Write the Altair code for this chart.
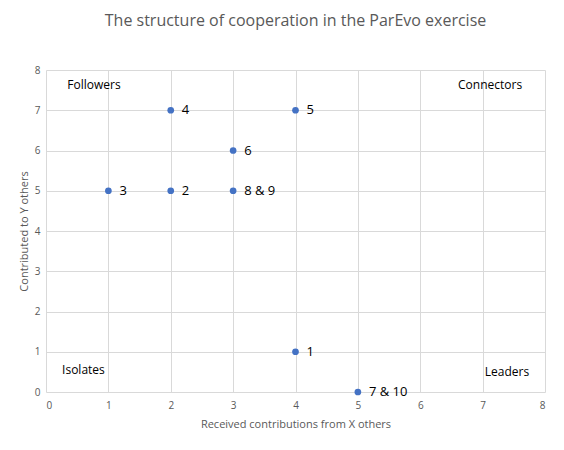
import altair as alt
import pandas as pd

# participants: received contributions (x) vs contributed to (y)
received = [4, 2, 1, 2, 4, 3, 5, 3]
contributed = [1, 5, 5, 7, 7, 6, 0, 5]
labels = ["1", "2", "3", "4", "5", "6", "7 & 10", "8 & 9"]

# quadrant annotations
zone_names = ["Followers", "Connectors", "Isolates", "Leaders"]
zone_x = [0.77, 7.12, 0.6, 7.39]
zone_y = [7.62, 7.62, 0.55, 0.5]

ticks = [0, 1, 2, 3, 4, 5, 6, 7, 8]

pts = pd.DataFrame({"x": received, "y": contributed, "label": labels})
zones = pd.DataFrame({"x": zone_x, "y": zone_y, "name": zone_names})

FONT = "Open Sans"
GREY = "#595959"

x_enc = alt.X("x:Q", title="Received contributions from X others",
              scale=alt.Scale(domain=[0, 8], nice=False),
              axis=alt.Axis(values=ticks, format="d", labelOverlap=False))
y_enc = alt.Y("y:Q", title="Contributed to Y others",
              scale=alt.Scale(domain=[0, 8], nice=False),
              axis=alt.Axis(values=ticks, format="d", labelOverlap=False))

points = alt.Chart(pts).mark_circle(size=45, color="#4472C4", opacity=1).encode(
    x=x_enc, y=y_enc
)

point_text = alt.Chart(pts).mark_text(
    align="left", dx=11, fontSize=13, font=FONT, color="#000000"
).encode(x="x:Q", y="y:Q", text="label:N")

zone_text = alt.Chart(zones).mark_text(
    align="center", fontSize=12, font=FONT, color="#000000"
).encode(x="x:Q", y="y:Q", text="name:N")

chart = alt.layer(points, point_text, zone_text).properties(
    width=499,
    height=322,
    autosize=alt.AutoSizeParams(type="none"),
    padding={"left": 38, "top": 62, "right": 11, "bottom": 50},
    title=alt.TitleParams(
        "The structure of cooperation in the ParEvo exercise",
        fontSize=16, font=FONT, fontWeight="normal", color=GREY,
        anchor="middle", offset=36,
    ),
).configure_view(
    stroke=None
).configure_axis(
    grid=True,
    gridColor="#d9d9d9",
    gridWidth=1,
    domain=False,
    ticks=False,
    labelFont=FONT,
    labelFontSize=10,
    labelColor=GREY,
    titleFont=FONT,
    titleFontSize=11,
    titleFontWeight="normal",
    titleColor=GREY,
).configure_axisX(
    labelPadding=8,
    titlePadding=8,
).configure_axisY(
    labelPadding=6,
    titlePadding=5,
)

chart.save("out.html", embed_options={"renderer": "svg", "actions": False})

====

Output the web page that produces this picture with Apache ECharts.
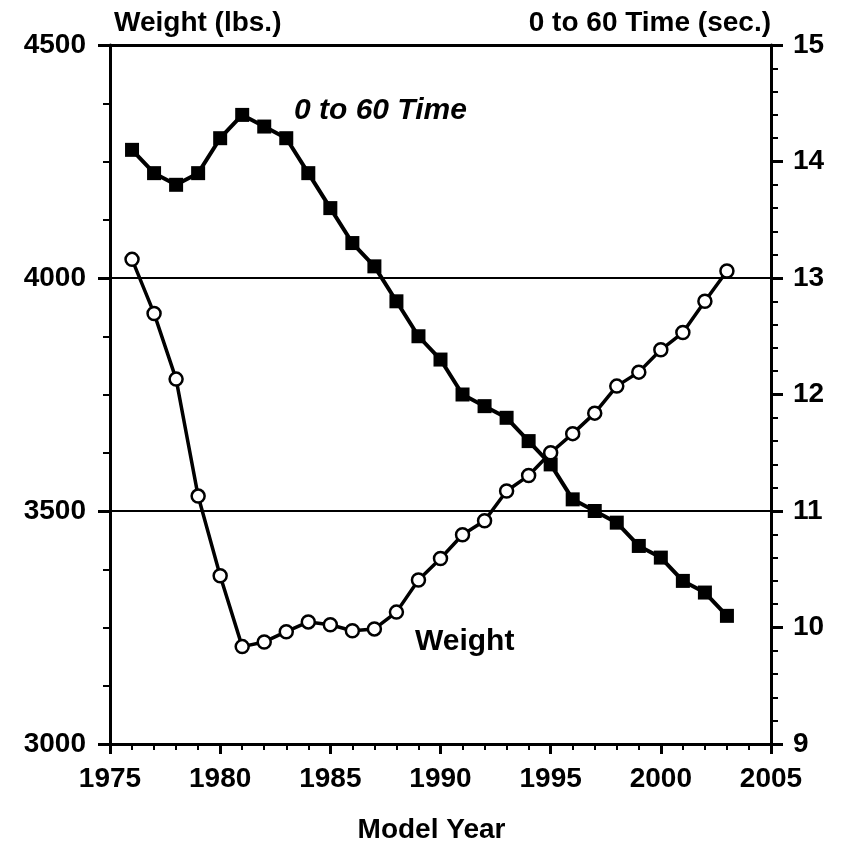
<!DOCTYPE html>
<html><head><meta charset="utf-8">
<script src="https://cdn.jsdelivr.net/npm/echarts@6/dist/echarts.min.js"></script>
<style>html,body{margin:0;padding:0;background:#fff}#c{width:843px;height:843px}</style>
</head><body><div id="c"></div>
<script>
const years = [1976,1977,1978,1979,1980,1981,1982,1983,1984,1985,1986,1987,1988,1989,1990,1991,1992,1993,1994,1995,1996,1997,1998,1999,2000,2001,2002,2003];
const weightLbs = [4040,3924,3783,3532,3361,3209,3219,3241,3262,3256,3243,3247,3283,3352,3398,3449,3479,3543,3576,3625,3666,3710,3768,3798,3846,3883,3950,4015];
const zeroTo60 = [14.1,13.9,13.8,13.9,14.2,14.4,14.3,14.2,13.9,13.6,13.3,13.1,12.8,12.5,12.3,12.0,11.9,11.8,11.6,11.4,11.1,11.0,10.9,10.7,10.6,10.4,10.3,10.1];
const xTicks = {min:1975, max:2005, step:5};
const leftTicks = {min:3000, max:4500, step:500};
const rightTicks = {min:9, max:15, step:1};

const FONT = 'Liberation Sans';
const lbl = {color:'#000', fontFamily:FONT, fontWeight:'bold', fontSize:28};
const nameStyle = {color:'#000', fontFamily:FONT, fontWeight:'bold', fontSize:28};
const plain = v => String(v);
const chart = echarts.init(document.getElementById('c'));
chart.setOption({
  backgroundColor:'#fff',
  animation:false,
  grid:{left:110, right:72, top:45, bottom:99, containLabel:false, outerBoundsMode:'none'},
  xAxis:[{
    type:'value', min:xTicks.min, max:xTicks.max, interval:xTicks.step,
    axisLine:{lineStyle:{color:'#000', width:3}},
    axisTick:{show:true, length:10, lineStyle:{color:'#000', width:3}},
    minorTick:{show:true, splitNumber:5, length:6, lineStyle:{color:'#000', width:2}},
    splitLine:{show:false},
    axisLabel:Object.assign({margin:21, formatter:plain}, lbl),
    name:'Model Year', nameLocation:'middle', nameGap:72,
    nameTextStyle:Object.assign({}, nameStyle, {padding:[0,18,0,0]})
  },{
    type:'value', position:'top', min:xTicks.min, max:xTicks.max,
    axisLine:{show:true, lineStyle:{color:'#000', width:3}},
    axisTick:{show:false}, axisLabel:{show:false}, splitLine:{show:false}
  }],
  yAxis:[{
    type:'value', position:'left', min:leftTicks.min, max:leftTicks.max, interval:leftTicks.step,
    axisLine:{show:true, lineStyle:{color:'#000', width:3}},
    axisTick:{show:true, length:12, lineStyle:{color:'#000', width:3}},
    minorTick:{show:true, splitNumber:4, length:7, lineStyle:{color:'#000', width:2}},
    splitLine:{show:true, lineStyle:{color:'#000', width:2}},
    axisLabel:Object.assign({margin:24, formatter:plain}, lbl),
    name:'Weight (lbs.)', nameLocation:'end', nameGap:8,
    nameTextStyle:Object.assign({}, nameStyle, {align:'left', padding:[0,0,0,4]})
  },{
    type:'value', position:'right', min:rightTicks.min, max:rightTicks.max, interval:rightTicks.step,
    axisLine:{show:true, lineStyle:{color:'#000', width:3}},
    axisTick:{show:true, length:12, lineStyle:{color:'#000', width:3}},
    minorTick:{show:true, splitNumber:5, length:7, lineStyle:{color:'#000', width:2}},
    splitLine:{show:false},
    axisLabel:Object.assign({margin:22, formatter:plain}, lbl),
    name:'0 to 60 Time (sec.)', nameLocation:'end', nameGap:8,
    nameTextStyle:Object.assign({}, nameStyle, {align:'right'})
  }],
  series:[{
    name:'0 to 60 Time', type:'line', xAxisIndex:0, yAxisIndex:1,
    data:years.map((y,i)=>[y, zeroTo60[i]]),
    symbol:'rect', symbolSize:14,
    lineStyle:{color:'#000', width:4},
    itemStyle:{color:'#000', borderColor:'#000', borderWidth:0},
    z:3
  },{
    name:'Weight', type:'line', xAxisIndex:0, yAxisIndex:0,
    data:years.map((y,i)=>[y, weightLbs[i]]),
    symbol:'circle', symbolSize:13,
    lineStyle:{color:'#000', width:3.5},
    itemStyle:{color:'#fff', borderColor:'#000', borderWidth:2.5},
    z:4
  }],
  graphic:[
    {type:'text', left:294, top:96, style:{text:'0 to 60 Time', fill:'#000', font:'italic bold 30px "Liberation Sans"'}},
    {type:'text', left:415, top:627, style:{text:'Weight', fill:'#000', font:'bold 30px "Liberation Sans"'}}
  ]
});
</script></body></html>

====

WHAT YOU WILL DO:
Each line above that holds the string "this" should be copied and shown.

ANSWER:
Write the Altair code for this chart.
Output the web page that produces this picture with Apache ECharts.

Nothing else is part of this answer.